start AVAILABLE DATA

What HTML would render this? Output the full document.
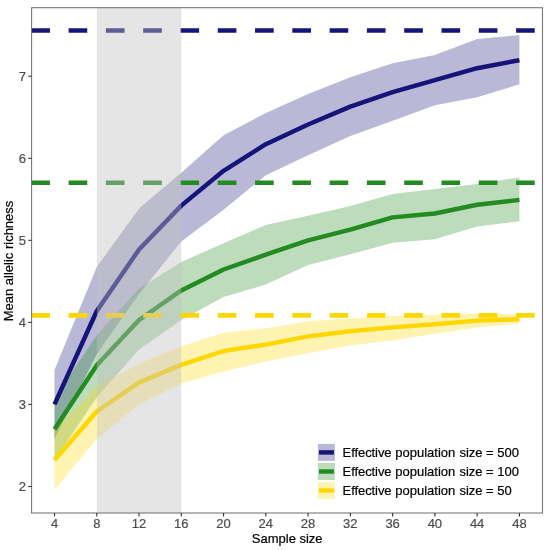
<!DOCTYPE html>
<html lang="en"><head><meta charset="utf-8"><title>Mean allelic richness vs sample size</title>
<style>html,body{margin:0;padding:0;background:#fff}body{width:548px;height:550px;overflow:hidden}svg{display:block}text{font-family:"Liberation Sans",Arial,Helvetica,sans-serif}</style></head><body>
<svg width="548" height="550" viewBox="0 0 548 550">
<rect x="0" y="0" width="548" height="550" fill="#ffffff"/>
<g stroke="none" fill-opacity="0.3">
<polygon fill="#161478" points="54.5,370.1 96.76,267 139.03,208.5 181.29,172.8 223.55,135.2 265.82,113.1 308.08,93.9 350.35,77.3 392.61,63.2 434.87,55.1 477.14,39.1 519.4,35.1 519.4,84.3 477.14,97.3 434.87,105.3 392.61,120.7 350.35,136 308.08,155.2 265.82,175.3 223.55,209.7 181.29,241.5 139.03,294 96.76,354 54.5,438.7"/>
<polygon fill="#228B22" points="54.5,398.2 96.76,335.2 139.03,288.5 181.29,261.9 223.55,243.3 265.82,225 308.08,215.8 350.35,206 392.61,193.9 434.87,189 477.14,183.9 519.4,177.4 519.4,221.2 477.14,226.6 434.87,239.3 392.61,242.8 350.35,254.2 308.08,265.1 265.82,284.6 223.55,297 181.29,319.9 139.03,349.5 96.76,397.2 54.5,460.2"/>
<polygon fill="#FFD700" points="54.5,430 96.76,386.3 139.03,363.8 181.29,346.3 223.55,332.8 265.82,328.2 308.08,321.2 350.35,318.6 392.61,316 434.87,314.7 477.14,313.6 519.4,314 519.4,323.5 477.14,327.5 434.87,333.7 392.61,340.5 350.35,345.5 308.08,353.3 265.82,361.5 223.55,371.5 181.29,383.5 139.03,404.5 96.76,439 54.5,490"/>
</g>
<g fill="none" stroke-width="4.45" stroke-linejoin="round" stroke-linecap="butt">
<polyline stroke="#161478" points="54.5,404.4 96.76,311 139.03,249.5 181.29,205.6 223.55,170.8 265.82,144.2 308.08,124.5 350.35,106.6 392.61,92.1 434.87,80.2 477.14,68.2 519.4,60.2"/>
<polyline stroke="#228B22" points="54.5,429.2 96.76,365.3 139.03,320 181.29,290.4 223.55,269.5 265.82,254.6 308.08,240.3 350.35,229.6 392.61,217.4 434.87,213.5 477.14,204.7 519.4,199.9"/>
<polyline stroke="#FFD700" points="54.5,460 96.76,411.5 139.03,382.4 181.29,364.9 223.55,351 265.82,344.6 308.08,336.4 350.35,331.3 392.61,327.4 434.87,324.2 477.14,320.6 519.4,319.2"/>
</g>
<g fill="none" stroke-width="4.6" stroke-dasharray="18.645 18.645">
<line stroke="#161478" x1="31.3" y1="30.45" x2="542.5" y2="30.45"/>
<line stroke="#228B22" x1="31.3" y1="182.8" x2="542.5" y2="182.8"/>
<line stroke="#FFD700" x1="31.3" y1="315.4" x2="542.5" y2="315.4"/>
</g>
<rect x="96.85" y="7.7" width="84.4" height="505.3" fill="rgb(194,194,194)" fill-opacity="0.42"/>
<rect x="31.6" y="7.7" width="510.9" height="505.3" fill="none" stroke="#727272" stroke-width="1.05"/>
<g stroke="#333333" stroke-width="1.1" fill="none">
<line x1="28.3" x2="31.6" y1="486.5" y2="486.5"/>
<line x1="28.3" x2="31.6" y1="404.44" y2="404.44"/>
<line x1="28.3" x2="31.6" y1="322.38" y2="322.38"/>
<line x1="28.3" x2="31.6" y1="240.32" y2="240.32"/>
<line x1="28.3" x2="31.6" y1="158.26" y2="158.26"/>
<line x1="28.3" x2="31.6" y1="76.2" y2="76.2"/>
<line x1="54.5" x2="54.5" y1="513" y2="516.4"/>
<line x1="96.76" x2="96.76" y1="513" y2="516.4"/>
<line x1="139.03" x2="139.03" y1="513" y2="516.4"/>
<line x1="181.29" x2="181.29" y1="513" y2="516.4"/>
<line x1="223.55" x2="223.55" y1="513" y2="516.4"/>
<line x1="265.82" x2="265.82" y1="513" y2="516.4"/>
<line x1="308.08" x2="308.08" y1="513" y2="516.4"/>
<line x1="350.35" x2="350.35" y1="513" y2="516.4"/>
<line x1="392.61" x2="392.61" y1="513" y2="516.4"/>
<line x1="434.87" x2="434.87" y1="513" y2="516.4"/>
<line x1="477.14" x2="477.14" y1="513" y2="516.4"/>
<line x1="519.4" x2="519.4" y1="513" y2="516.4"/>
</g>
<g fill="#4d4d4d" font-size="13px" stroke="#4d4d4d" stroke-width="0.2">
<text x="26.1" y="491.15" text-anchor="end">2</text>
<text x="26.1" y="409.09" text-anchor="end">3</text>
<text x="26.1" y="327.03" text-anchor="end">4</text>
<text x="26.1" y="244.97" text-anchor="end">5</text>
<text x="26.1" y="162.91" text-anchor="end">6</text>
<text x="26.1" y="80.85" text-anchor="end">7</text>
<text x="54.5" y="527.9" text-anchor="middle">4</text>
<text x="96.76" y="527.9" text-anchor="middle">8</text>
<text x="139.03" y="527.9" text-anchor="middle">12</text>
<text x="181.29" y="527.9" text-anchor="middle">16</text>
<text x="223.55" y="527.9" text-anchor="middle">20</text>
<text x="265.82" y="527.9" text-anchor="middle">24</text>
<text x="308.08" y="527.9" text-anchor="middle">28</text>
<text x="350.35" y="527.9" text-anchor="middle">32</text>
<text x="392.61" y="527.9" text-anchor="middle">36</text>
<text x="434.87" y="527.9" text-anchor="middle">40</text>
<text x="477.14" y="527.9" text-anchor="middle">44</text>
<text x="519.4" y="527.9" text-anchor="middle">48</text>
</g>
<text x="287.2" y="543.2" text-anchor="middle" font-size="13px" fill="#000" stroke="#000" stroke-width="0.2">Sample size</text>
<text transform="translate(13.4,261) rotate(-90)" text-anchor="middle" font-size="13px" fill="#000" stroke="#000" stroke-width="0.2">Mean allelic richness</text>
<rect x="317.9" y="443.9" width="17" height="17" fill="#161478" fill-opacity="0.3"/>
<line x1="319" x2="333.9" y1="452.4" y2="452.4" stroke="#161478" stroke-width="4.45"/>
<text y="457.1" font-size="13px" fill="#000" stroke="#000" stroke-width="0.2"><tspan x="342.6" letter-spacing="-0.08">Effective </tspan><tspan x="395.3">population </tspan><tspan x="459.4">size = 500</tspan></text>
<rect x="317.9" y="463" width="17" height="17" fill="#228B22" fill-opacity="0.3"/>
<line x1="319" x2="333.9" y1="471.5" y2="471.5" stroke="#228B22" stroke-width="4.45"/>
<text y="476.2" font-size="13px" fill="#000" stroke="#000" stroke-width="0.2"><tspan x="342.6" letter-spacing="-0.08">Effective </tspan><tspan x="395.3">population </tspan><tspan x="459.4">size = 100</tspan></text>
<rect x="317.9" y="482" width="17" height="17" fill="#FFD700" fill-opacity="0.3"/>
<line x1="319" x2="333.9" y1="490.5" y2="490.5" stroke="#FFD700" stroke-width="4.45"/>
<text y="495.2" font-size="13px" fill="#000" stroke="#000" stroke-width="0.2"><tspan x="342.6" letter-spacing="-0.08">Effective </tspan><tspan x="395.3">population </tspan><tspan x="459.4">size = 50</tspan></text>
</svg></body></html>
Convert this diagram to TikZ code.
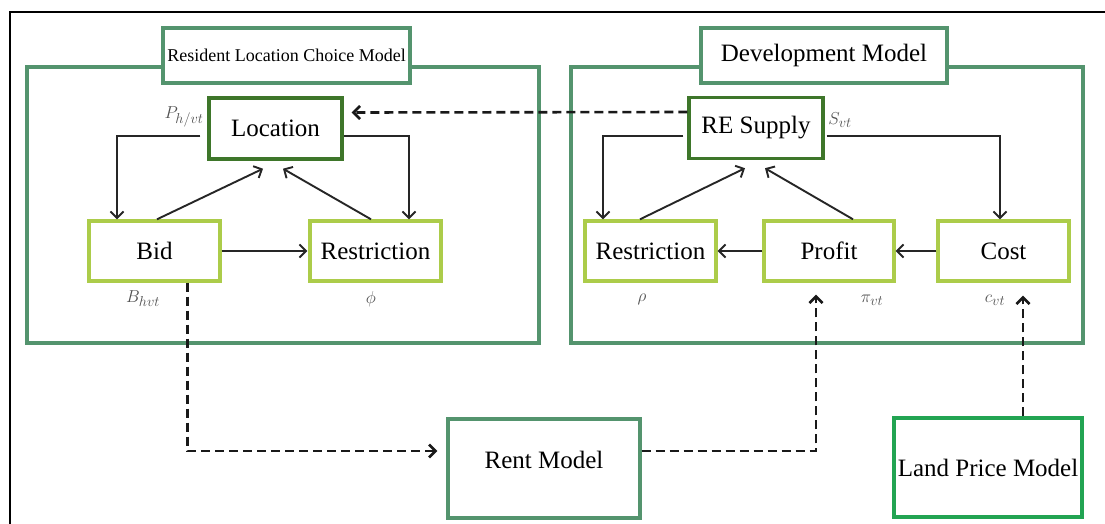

end AVAILABLE DATA

Take the entries shown above and quote them verbatim, passing over the pictures.

What HTML would render this? Output the full document.
<!DOCTYPE html>
<html lang="en"><head><meta charset="utf-8"><title>Mean allelic richness vs sample size</title>
<style>html,body{margin:0;padding:0;background:#fff}body{width:548px;height:550px;overflow:hidden}svg{display:block}text{font-family:"Liberation Sans",Arial,Helvetica,sans-serif}</style></head><body>
<svg width="548" height="550" viewBox="0 0 548 550">
<rect x="0" y="0" width="548" height="550" fill="#ffffff"/>
<g stroke="none" fill-opacity="0.3">
<polygon fill="#161478" points="54.5,370.1 96.76,267 139.03,208.5 181.29,172.8 223.55,135.2 265.82,113.1 308.08,93.9 350.35,77.3 392.61,63.2 434.87,55.1 477.14,39.1 519.4,35.1 519.4,84.3 477.14,97.3 434.87,105.3 392.61,120.7 350.35,136 308.08,155.2 265.82,175.3 223.55,209.7 181.29,241.5 139.03,294 96.76,354 54.5,438.7"/>
<polygon fill="#228B22" points="54.5,398.2 96.76,335.2 139.03,288.5 181.29,261.9 223.55,243.3 265.82,225 308.08,215.8 350.35,206 392.61,193.9 434.87,189 477.14,183.9 519.4,177.4 519.4,221.2 477.14,226.6 434.87,239.3 392.61,242.8 350.35,254.2 308.08,265.1 265.82,284.6 223.55,297 181.29,319.9 139.03,349.5 96.76,397.2 54.5,460.2"/>
<polygon fill="#FFD700" points="54.5,430 96.76,386.3 139.03,363.8 181.29,346.3 223.55,332.8 265.82,328.2 308.08,321.2 350.35,318.6 392.61,316 434.87,314.7 477.14,313.6 519.4,314 519.4,323.5 477.14,327.5 434.87,333.7 392.61,340.5 350.35,345.5 308.08,353.3 265.82,361.5 223.55,371.5 181.29,383.5 139.03,404.5 96.76,439 54.5,490"/>
</g>
<g fill="none" stroke-width="4.45" stroke-linejoin="round" stroke-linecap="butt">
<polyline stroke="#161478" points="54.5,404.4 96.76,311 139.03,249.5 181.29,205.6 223.55,170.8 265.82,144.2 308.08,124.5 350.35,106.6 392.61,92.1 434.87,80.2 477.14,68.2 519.4,60.2"/>
<polyline stroke="#228B22" points="54.5,429.2 96.76,365.3 139.03,320 181.29,290.4 223.55,269.5 265.82,254.6 308.08,240.3 350.35,229.6 392.61,217.4 434.87,213.5 477.14,204.7 519.4,199.9"/>
<polyline stroke="#FFD700" points="54.5,460 96.76,411.5 139.03,382.4 181.29,364.9 223.55,351 265.82,344.6 308.08,336.4 350.35,331.3 392.61,327.4 434.87,324.2 477.14,320.6 519.4,319.2"/>
</g>
<g fill="none" stroke-width="4.6" stroke-dasharray="18.645 18.645">
<line stroke="#161478" x1="31.3" y1="30.45" x2="542.5" y2="30.45"/>
<line stroke="#228B22" x1="31.3" y1="182.8" x2="542.5" y2="182.8"/>
<line stroke="#FFD700" x1="31.3" y1="315.4" x2="542.5" y2="315.4"/>
</g>
<rect x="96.85" y="7.7" width="84.4" height="505.3" fill="rgb(194,194,194)" fill-opacity="0.42"/>
<rect x="31.6" y="7.7" width="510.9" height="505.3" fill="none" stroke="#727272" stroke-width="1.05"/>
<g stroke="#333333" stroke-width="1.1" fill="none">
<line x1="28.3" x2="31.6" y1="486.5" y2="486.5"/>
<line x1="28.3" x2="31.6" y1="404.44" y2="404.44"/>
<line x1="28.3" x2="31.6" y1="322.38" y2="322.38"/>
<line x1="28.3" x2="31.6" y1="240.32" y2="240.32"/>
<line x1="28.3" x2="31.6" y1="158.26" y2="158.26"/>
<line x1="28.3" x2="31.6" y1="76.2" y2="76.2"/>
<line x1="54.5" x2="54.5" y1="513" y2="516.4"/>
<line x1="96.76" x2="96.76" y1="513" y2="516.4"/>
<line x1="139.03" x2="139.03" y1="513" y2="516.4"/>
<line x1="181.29" x2="181.29" y1="513" y2="516.4"/>
<line x1="223.55" x2="223.55" y1="513" y2="516.4"/>
<line x1="265.82" x2="265.82" y1="513" y2="516.4"/>
<line x1="308.08" x2="308.08" y1="513" y2="516.4"/>
<line x1="350.35" x2="350.35" y1="513" y2="516.4"/>
<line x1="392.61" x2="392.61" y1="513" y2="516.4"/>
<line x1="434.87" x2="434.87" y1="513" y2="516.4"/>
<line x1="477.14" x2="477.14" y1="513" y2="516.4"/>
<line x1="519.4" x2="519.4" y1="513" y2="516.4"/>
</g>
<g fill="#4d4d4d" font-size="13px" stroke="#4d4d4d" stroke-width="0.2">
<text x="26.1" y="491.15" text-anchor="end">2</text>
<text x="26.1" y="409.09" text-anchor="end">3</text>
<text x="26.1" y="327.03" text-anchor="end">4</text>
<text x="26.1" y="244.97" text-anchor="end">5</text>
<text x="26.1" y="162.91" text-anchor="end">6</text>
<text x="26.1" y="80.85" text-anchor="end">7</text>
<text x="54.5" y="527.9" text-anchor="middle">4</text>
<text x="96.76" y="527.9" text-anchor="middle">8</text>
<text x="139.03" y="527.9" text-anchor="middle">12</text>
<text x="181.29" y="527.9" text-anchor="middle">16</text>
<text x="223.55" y="527.9" text-anchor="middle">20</text>
<text x="265.82" y="527.9" text-anchor="middle">24</text>
<text x="308.08" y="527.9" text-anchor="middle">28</text>
<text x="350.35" y="527.9" text-anchor="middle">32</text>
<text x="392.61" y="527.9" text-anchor="middle">36</text>
<text x="434.87" y="527.9" text-anchor="middle">40</text>
<text x="477.14" y="527.9" text-anchor="middle">44</text>
<text x="519.4" y="527.9" text-anchor="middle">48</text>
</g>
<text x="287.2" y="543.2" text-anchor="middle" font-size="13px" fill="#000" stroke="#000" stroke-width="0.2">Sample size</text>
<text transform="translate(13.4,261) rotate(-90)" text-anchor="middle" font-size="13px" fill="#000" stroke="#000" stroke-width="0.2">Mean allelic richness</text>
<rect x="317.9" y="443.9" width="17" height="17" fill="#161478" fill-opacity="0.3"/>
<line x1="319" x2="333.9" y1="452.4" y2="452.4" stroke="#161478" stroke-width="4.45"/>
<text y="457.1" font-size="13px" fill="#000" stroke="#000" stroke-width="0.2"><tspan x="342.6" letter-spacing="-0.08">Effective </tspan><tspan x="395.3">population </tspan><tspan x="459.4">size = 500</tspan></text>
<rect x="317.9" y="463" width="17" height="17" fill="#228B22" fill-opacity="0.3"/>
<line x1="319" x2="333.9" y1="471.5" y2="471.5" stroke="#228B22" stroke-width="4.45"/>
<text y="476.2" font-size="13px" fill="#000" stroke="#000" stroke-width="0.2"><tspan x="342.6" letter-spacing="-0.08">Effective </tspan><tspan x="395.3">population </tspan><tspan x="459.4">size = 100</tspan></text>
<rect x="317.9" y="482" width="17" height="17" fill="#FFD700" fill-opacity="0.3"/>
<line x1="319" x2="333.9" y1="490.5" y2="490.5" stroke="#FFD700" stroke-width="4.45"/>
<text y="495.2" font-size="13px" fill="#000" stroke="#000" stroke-width="0.2"><tspan x="342.6" letter-spacing="-0.08">Effective </tspan><tspan x="395.3">population </tspan><tspan x="459.4">size = 50</tspan></text>
</svg></body></html>
Convert this diagram to TikZ code.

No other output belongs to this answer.